A run of records
────────────────────

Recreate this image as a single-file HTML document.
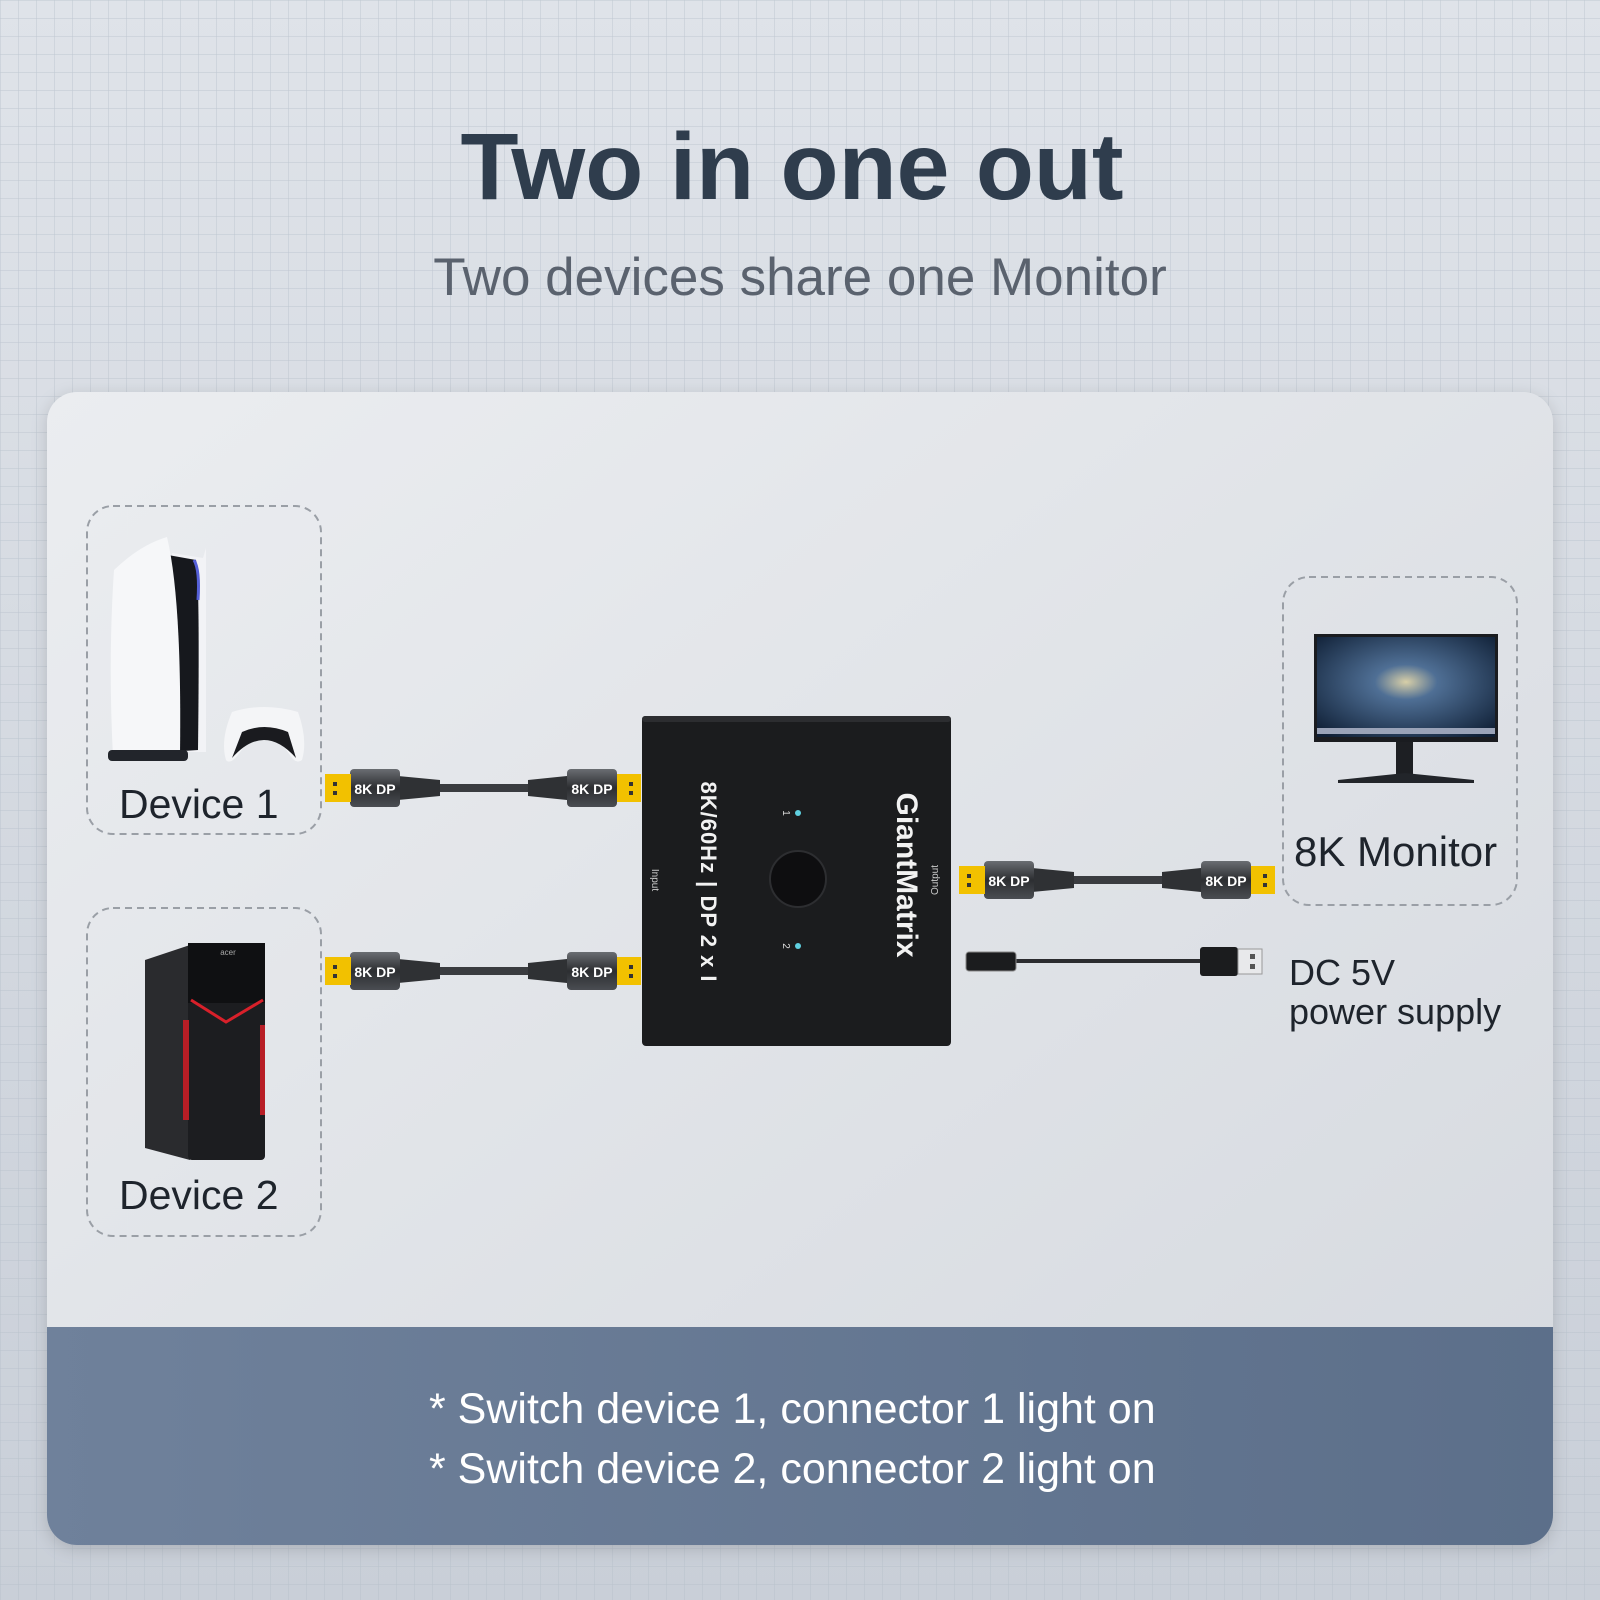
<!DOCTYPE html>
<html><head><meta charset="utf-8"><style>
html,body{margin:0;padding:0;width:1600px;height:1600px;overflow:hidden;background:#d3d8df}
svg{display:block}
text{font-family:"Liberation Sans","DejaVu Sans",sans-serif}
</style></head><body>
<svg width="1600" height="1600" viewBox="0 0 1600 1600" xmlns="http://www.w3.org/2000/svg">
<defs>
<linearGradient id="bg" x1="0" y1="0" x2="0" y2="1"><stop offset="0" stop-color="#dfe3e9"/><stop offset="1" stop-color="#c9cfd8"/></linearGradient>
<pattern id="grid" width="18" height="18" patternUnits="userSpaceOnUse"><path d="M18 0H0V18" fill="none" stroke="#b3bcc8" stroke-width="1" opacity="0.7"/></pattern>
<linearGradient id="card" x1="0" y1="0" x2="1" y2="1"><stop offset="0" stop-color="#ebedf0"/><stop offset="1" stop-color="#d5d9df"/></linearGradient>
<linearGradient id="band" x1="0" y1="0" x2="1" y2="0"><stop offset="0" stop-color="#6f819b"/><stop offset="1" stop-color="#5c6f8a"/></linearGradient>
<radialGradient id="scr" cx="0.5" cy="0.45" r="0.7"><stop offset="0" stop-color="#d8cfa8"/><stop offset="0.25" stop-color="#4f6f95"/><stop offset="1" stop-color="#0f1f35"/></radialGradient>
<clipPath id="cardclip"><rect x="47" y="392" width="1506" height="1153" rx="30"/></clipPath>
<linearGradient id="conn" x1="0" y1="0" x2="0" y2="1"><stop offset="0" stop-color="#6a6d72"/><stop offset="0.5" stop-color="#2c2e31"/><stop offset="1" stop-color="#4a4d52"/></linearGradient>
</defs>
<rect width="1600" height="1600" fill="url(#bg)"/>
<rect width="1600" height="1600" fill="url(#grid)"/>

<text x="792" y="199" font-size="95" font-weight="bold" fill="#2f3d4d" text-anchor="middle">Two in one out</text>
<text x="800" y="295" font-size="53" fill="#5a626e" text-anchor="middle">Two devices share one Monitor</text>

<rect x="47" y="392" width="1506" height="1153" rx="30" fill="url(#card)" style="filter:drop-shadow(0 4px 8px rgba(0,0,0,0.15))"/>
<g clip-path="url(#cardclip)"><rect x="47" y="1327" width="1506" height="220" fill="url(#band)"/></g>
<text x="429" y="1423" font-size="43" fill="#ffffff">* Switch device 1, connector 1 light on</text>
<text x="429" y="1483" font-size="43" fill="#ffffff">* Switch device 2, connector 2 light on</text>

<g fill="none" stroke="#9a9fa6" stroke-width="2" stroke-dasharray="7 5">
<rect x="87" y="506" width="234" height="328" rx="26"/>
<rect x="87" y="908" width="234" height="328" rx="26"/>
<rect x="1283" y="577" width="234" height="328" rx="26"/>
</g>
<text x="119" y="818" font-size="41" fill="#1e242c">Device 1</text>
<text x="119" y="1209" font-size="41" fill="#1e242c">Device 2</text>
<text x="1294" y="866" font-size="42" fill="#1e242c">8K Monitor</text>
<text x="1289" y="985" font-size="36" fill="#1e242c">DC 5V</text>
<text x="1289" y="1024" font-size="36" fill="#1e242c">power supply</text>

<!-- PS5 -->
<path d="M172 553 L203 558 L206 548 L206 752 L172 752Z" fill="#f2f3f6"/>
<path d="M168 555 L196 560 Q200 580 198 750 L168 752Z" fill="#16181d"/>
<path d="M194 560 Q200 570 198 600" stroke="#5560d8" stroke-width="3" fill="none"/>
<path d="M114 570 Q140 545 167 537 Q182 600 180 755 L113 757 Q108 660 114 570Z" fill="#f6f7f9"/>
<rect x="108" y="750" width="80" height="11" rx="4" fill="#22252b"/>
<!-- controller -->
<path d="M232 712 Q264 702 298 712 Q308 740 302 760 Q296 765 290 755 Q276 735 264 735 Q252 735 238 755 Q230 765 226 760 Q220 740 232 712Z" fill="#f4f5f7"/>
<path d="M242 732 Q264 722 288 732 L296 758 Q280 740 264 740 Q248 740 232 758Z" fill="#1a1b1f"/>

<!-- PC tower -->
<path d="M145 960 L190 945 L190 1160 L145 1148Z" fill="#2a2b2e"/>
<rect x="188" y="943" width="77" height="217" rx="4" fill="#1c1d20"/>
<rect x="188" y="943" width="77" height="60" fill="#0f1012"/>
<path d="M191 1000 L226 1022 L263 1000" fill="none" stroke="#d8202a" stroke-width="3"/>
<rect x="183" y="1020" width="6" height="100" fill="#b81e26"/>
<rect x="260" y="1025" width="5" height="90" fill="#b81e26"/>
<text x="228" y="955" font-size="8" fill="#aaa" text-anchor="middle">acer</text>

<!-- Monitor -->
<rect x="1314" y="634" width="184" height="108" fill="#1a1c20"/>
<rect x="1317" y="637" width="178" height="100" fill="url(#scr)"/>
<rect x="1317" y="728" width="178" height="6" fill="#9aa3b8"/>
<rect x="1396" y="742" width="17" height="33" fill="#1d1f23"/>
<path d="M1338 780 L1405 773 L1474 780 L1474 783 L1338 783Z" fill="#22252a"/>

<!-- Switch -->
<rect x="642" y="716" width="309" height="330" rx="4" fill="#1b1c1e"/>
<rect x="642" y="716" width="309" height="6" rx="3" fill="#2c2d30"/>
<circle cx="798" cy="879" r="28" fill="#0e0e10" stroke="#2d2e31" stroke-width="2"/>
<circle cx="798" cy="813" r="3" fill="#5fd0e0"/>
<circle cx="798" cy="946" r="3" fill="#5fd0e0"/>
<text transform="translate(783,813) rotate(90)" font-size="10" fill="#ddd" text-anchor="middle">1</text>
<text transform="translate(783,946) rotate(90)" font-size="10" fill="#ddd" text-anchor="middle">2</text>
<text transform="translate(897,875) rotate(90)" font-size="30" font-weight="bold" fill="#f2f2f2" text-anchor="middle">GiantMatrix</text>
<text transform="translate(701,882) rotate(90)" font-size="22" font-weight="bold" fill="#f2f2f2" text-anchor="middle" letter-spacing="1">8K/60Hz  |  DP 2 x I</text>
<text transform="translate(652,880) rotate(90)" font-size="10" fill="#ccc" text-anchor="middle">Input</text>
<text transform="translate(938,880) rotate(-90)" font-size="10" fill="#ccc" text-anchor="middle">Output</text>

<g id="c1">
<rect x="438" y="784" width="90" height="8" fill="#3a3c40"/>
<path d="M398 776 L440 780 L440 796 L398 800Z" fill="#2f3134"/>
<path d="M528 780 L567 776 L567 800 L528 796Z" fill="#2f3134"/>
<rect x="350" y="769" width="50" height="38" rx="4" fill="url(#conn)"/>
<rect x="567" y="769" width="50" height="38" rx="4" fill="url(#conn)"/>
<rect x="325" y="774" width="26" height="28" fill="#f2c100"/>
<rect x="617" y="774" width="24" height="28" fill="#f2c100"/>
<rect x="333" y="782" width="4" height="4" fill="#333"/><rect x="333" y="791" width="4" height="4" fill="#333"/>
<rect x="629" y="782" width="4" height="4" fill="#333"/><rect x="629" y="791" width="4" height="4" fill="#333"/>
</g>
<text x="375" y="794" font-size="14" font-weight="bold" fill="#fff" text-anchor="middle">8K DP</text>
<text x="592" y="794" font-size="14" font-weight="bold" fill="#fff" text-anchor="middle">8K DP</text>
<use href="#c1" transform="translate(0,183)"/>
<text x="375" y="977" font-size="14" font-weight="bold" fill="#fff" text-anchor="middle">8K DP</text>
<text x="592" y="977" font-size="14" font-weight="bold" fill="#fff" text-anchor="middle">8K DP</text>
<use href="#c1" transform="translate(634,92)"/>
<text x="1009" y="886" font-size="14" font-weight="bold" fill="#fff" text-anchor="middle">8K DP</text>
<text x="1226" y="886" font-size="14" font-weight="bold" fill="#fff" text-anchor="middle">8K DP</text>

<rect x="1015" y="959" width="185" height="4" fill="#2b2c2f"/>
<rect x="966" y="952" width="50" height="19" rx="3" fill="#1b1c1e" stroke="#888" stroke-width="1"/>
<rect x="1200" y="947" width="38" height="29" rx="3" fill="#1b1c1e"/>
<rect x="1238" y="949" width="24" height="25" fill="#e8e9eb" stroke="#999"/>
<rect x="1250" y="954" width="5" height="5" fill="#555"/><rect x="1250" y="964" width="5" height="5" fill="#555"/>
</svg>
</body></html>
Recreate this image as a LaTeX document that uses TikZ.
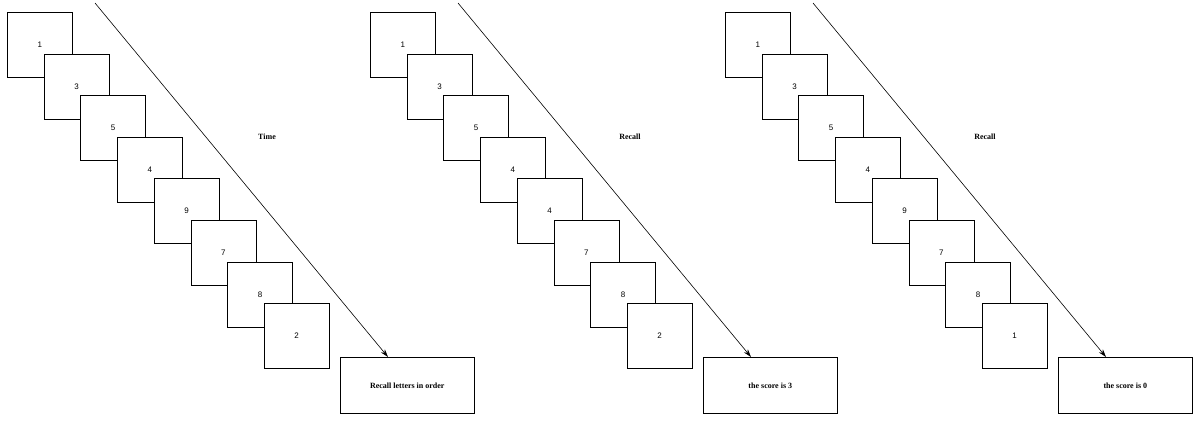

────────────────────

▸ **WHAT IS REQUIRED**
Each line in the data that holds the string "image" should be found and copied.

▸ **FULL OUTPUT**
Recreate this image as a single-file HTML document.
Recreate this image as a LaTeX document that uses TikZ.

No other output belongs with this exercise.